One of the newest components in the Texas state park system, the 287,000-acre preserve is also the Lone Star State's largest state park. Acquired by the State of Texas in 1988, it has been overshadowed since then by its bigger and better known neighbor, Big Bend National Park. The 800,000-acre national park celebrated its 50th anniversary in 1994 and averages roughly 300,000 visitors a year. Though that number is only one-tenth the visits of Grand Canyon National Park, it makes the park more than 10 times as busy as nearby Big Bend Ranch State Park.

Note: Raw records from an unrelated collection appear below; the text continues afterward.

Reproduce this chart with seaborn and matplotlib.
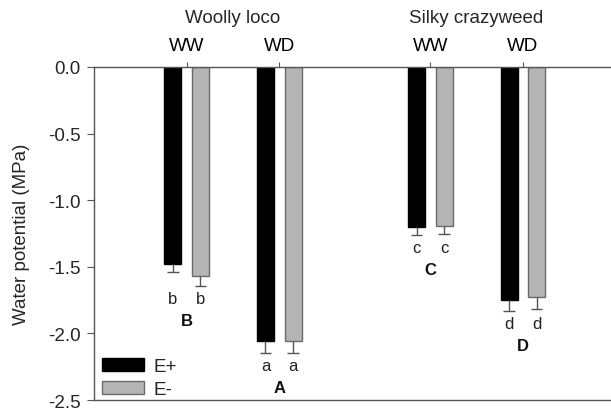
import matplotlib
matplotlib.use("Agg")
import matplotlib.pyplot as plt
from matplotlib.patches import Patch
import matplotlib.transforms as mtransforms
import numpy as np
import pandas as pd
import seaborn as sns

# ---------------- data ----------------
species = ["Woolly loco", "Silky crazyweed"]
water = ["WW", "WD"]
endophyte = ["E+", "E-"]
e_plus_mean = [-1.48, -2.06, -1.20, -1.75]
e_plus_se = [0.057, 0.085, 0.060, 0.083]
e_minus_mean = [-1.57, -2.06, -1.19, -1.73]
e_minus_se = [0.075, 0.088, 0.060, 0.090]
letters_plus = ["b", "a", "c", "d"]
letters_minus = ["b", "a", "c", "d"]
group_letters = ["B", "A", "C", "D"]

# ---------------- layout ----------------
species_gap = 0.63
n_groups = len(species) * len(water)
group_pos = [1 + i + species_gap * (i // len(water)) for i in range(n_groups)]

rows = []
for i in range(n_groups):
    rows.append({"pos": group_pos[i], "endophyte": endophyte[0], "value": e_plus_mean[i]})
    rows.append({"pos": group_pos[i], "endophyte": endophyte[1], "value": e_minus_mean[i]})
df = pd.DataFrame(rows)

sns.set_style("white")
plt.rcParams["font.family"] = ["Liberation Sans", "DejaVu Sans"]
FS = 13.5

fig = plt.figure(figsize=(6.11, 4.10), dpi=100)
ax = fig.add_axes([94 / 611, 1 - 401 / 410, (610 - 94) / 611, (401 - 68) / 410])

black = "#000000"
gray = "#b4b4b4"
gray_edge = "#6a6a6a"
err_color = "#555555"

sns.barplot(data=df, x="pos", y="value", hue="endophyte", hue_order=endophyte,
            palette={endophyte[0]: black, endophyte[1]: gray},
            native_scale=True, width=0.595, gap=0.38, errorbar=None,
            legend=False, saturation=1, ax=ax)

bars = sorted([p for p in ax.patches if p.get_width() > 0], key=lambda p: p.get_x())
ses = []
lows = []
for i in range(n_groups):
    ses += [e_plus_se[i], e_minus_se[i]]
    lows += [letters_plus[i], letters_minus[i]]

cap_half = 0.062
for k, p in enumerate(bars):
    if k % 2 == 0:
        p.set_edgecolor(black)
    else:
        p.set_edgecolor(gray_edge)
    p.set_linewidth(1.0)
    cx = p.get_x() + p.get_width() / 2
    val = p.get_y() + p.get_height()
    se = ses[k]
    ax.vlines(cx, val, val - se, color=err_color, lw=1.0, zorder=3)
    ax.hlines(val - se, cx - cap_half, cx + cap_half, color=err_color, lw=1.0, zorder=3)

# letters
for i in range(n_groups):
    lowest = min(bars[2 * i].get_height() - ses[2 * i],
                 bars[2 * i + 1].get_height() - ses[2 * i + 1])
    ly = lowest - 0.095
    for j in range(2):
        p = bars[2 * i + j]
        cx = p.get_x() + p.get_width() / 2
        ax.text(cx, ly, lows[2 * i + j], ha="center", va="center", fontsize=12, color="#222222")
    ax.text(group_pos[i], ly - 0.165, group_letters[i], ha="center", va="center",
            fontsize=12, fontweight="bold", color="#111111")

# axes styling
ax.set_xlim(0, 5.57)
ax.set_ylim(-2.5, 0)
ax.set_yticks(np.arange(-2.5, 0.01, 0.5))
ax.set_yticklabels([f"{v:.1f}" for v in np.arange(-2.5, 0.01, 0.5)], fontsize=FS)
ax.xaxis.tick_top()
ax.set_xticks(group_pos)
ax.set_xticklabels(water * len(species), fontsize=FS)
ax.tick_params(axis="x", top=True, bottom=False, direction="out", length=3.6, width=0.8,
               pad=5.5, colors="#000000")
ax.tick_params(axis="y", left=True, direction="out", length=5, width=0.8, pad=4.5)
for s in ["left", "top", "bottom"]:
    ax.spines[s].set_visible(True)
    ax.spines[s].set_color("#555555")
    ax.spines[s].set_linewidth(1.0)
ax.spines["right"].set_visible(False)
ax.tick_params(axis="both", color="#555555")
ax.set_xlabel("")
ax.set_ylabel("Water potential (MPa)", fontsize=FS, labelpad=13)

trans = mtransforms.blended_transform_factory(ax.transData, ax.transAxes)
for s_i, name in enumerate(species):
    cx = np.mean(group_pos[s_i * len(water):(s_i + 1) * len(water)])
    ax.text(cx, 1.149, name, transform=trans, ha="center", va="center", fontsize=FS)

handles = [Patch(facecolor=black, edgecolor=black, lw=1.0),
           Patch(facecolor=gray, edgecolor=gray_edge, lw=1.0)]
ax.legend(handles, endophyte, loc="lower left", bbox_to_anchor=(0, -0.018), borderaxespad=0,
          frameon=False, fontsize=FS, handlelength=2.25, handleheight=0.7,
          handletextpad=0.5, labelspacing=0.35)

fig.savefig("out.png", dpi=100)
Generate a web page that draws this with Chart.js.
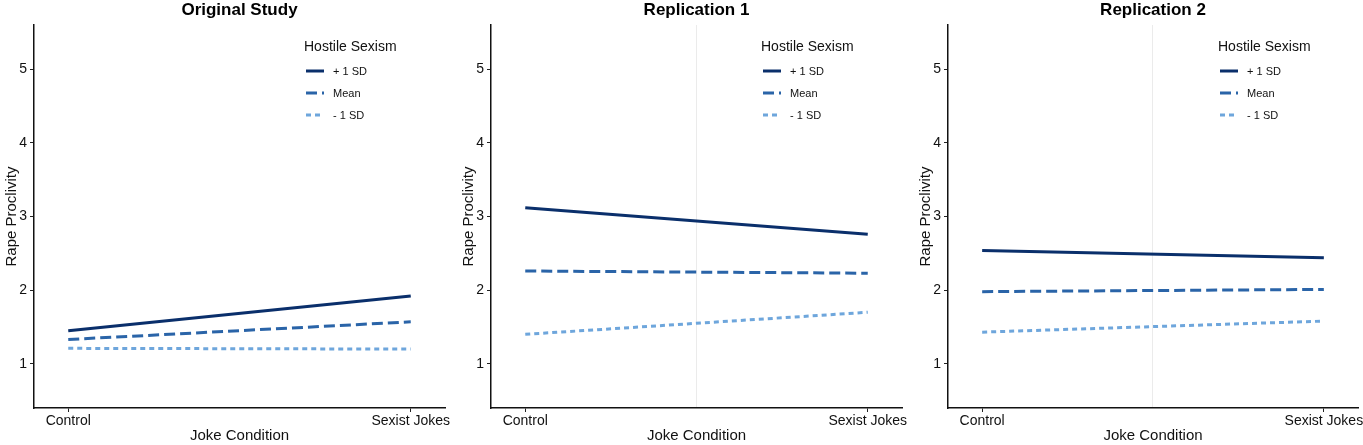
<!DOCTYPE html>
<html>
<head>
<meta charset="utf-8">
<script src="https://cdn.jsdelivr.net/npm/chart.js@4"></script>
<style>
  body { margin: 0; background: #fff; font-family: "Liberation Sans", Arial, sans-serif; }
  .panel { position: absolute; top: 0; height: 445px; }
  .legend { position: absolute; left: 304px; top: 36px; color: #111; }
  .legend .ttl { font-size: 14px; height: 20px; line-height: 20px; margin-bottom: 4px; }
  .legend .row { height: 22px; display: flex; align-items: center; font-size: 11px; }
  .legend svg { margin: 0 9px 0 2px; }
</style>
</head>
<body>
<div id="wrap"></div>
<script>
// categories and values
const conditions = ['Control', 'Sexist Jokes'];
const levels = ['+ 1 SD', 'Mean', '- 1 SD'];
const panelTitles = ['Original Study', 'Replication 1', 'Replication 2'];
const yTicks = [1, 2, 3, 4, 5];

const originalHigh = [1.45, 1.92];
const originalMean = [1.33, 1.57];
const originalLow = [1.21, 1.20];

const rep1High = [3.12, 2.76];
const rep1Mean = [2.26, 2.23];
const rep1Low = [1.40, 1.70];

const rep2High = [2.54, 2.44];
const rep2Mean = [1.98, 2.01];
const rep2Low = [1.43, 1.58];

const panelData = [
    [originalHigh, originalMean, originalLow],
    [rep1High, rep1Mean, rep1Low],
    [rep2High, rep2Mean, rep2Low]
];

// line styles per level
const lineColors = ['#0A2F6B', '#2A64A8', '#6EA6DC'];
const lineDashes = [[], [11, 5], [5, 4]];

// panel placement
const panelLeft = [0, 457, 914];
const panelWidth = [454, 454, 449];
const padRight = [9, 9, 5];

const FONT = '"Liberation Sans", Arial, sans-serif';

panelTitles.forEach(function(title, p) {
    const div = document.createElement('div');
    div.className = 'panel';
    div.style.left = panelLeft[p] + 'px';
    div.style.width = panelWidth[p] + 'px';
    const canvas = document.createElement('canvas');
    canvas.width = panelWidth[p];
    canvas.height = 445;
    div.appendChild(canvas);

    // legend overlay
    const legend = document.createElement('div');
    legend.className = 'legend';
    let html = '<div class="ttl">Hostile Sexism</div>';
    levels.forEach(function(lv, i) {
        html += '<div class="row"><svg width="18" height="6"><line x1="0" y1="3" x2="18" y2="3" stroke="' +
            lineColors[i] + '" stroke-width="3" stroke-dasharray="' + (lineDashes[i].join(',') || 'none') +
            '"/></svg>' + lv + '</div>';
    });
    legend.innerHTML = html;
    div.appendChild(legend);
    document.getElementById('wrap').appendChild(div);

    const showMid = p > 0;

    new Chart(canvas, {
        type: 'line',
        data: {
            datasets: levels.map(function(lv, i) {
                return {
                    label: lv,
                    data: panelData[p][i].map(function(v, k) { return { x: k, y: v }; }),
                    borderColor: lineColors[i],
                    borderDash: lineDashes[i],
                    borderWidth: 3,
                    pointRadius: 0,
                    tension: 0
                };
            })
        },
        options: {
            responsive: false,
            animation: false,
            layout: { padding: { top: 0, right: padRight[p], bottom: 0, left: 0 } },
            plugins: {
                legend: { display: false },
                tooltip: { enabled: false },
                title: {
                    display: true,
                    text: title,
                    fullSize: false,
                    color: '#000',
                    font: { family: FONT, size: 17, weight: 'bold' },
                    padding: { top: 0, bottom: 4.6 }
                }
            },
            scales: {
                x: {
                    type: 'linear',
                    min: -0.1,
                    max: 1.1,
                    afterBuildTicks: function(s) {
                        s.ticks = [{ value: 0 }, { value: 0.5 }, { value: 1 }];
                    },
                    afterFit: function(s) {
                        s.height = 37;
                        s.paddingLeft = 0;
                        s.paddingRight = 0;
                    },
                    ticks: {
                        color: '#111',
                        font: { family: FONT, size: 14 },
                        padding: 1,
                        maxRotation: 0,
                        autoSkip: false,
                        callback: function(v) {
                            if (v === 0) return conditions[0];
                            if (v === 1) return conditions[1];
                            return '';
                        }
                    },
                    grid: {
                        color: function(c) {
                            return (showMid && c.tick && c.tick.value === 0.5) ? '#EBEBEB' : 'rgba(0,0,0,0)';
                        },
                        tickColor: function(c) {
                            return (c.tick && c.tick.value !== 0.5) ? '#222' : 'rgba(0,0,0,0)';
                        },
                        lineWidth: 1,
                        tickLength: 4,
                        drawTicks: true
                    },
                    border: { display: true, color: '#111', width: 1.5 },
                    title: {
                        display: true,
                        text: 'Joke Condition',
                        color: '#111',
                        font: { family: FONT, size: 15 },
                        padding: { top: 0, bottom: 0 }
                    }
                },
                y: {
                    min: 0.4,
                    max: 5.6,
                    afterBuildTicks: function(s) {
                        s.ticks = yTicks.map(function(v) { return { value: v }; });
                    },
                    afterFit: function(s) {
                        s.width = 34;
                        s.paddingTop = 0;
                        s.paddingBottom = 0;
                    },
                    ticks: {
                        color: '#111',
                        font: { family: FONT, size: 14 },
                        padding: 3
                    },
                    grid: {
                        color: 'rgba(0,0,0,0)',
                        tickColor: '#222',
                        tickLength: 4,
                        drawTicks: true
                    },
                    border: { display: true, color: '#111', width: 1.5 },
                    title: {
                        display: true,
                        text: 'Rape Proclivity',
                        color: '#111',
                        font: { family: FONT, size: 15 },
                        padding: { top: 3, bottom: 0 }
                    }
                }
            }
        }
    });
});
</script>
</body>
</html>
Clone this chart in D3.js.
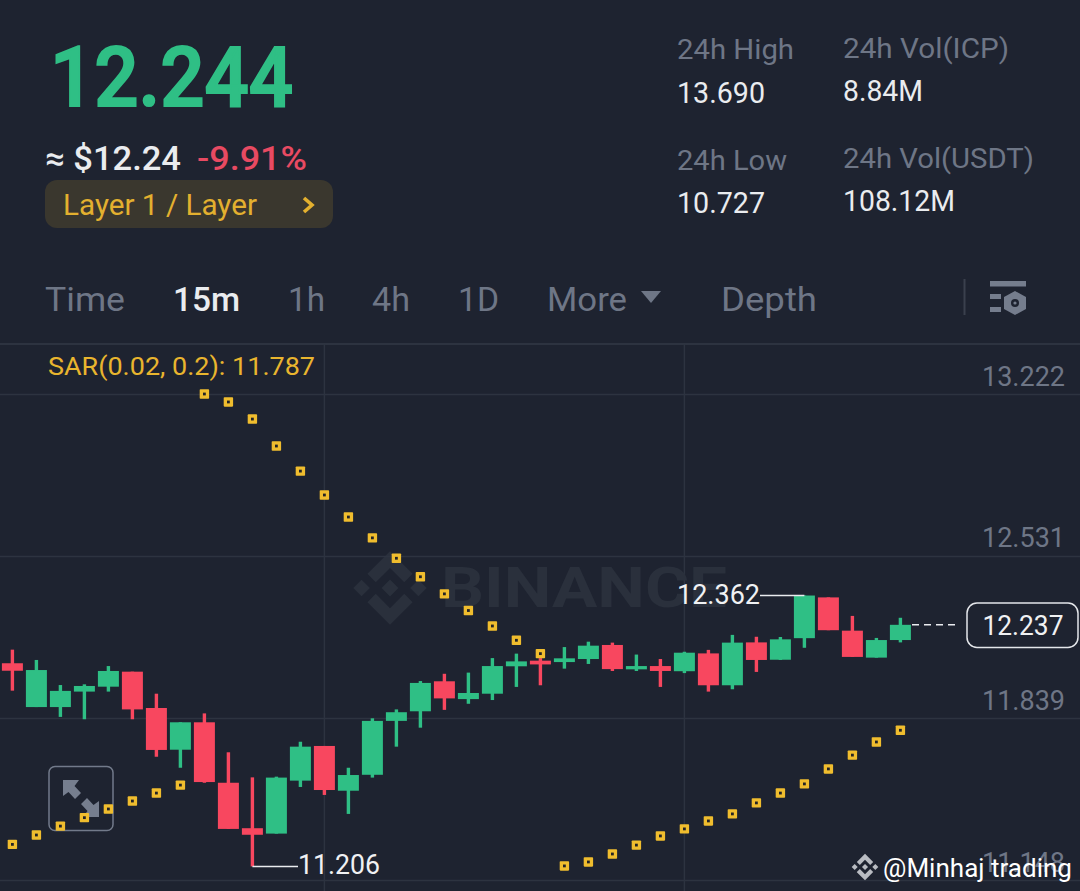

But like many national parks, access to and through Big Bend National Park was prohibited while services were suspended for five days in November and 21 days while the Government was closed in December and January. The result? An increase for nearby Big Bend Ranch State Park 100 miles west of its Federal counterpart.

Until Texas bought it in 1988, almost all of the state park's 400-plus square miles were operated as a ranch, principally cattle and sheep. The historic ranch headquarters, Sauceda, still stands, 38 miles via gravel ranch roads from the nearest paved thoroughfare. Scattered throughout the Chihuahuan Desert preserve are the remains of numerous American Indian camp sites, flora and fauna found nowhere else in the United States, and one of the world's geological oddities, the Solitario.

Perceived as the crown jewel of the state's park system, the immense resources of the park initially limited access. After paying more than $8 million, the top priorities of the Texas Parks and Wildlife Department were to develop a management plan and to complete an inventory of the park's resources, not to accommodate tourists. For its first six years, camping and hiking were allowed only at the park's perimeter. Entry to the interior was always guided and was restricted to bus tours and seminars featuring topics like the abundant American Indian rock art.

Throughout this period, the popularity of Big Bend National Park, the area's leading destination and one of the state's tourism highlights, only increased. Impatient critics contended that the Texas Parks and Wildlife Department with maintaining the Big Bend Ranch State Park as a private reserve for state officials, and anxious businesses owners urged state employees at the park and in Austin to move more quickly.

In late 1994, more activities, trails, and facilities became available to the public.

The completed management plan opened the heart of the Big Bend Ranch State Park, creating a more accessible park. This trend continued in 1995. The park superintendent, Luis Armendariz, said of the impact, "We were very pleased with the public reaction to the opportunity for increased access to the interior of the State Park."

Visitor numbers for 1995 were a comfortable 20,000 as December passed.. Then the second, longer budget crisis hit on Dec. 16, and visitation skyrocketed.

"During the last week of December, over three thousand people visited the park," Mr. Armendariz said. Though that figure is roughly 50 percent of an average week in Big Bend National Park, it amounted to more than 13 percent of Big Bend Ranch State Park's 1995 visitor total of 24,752.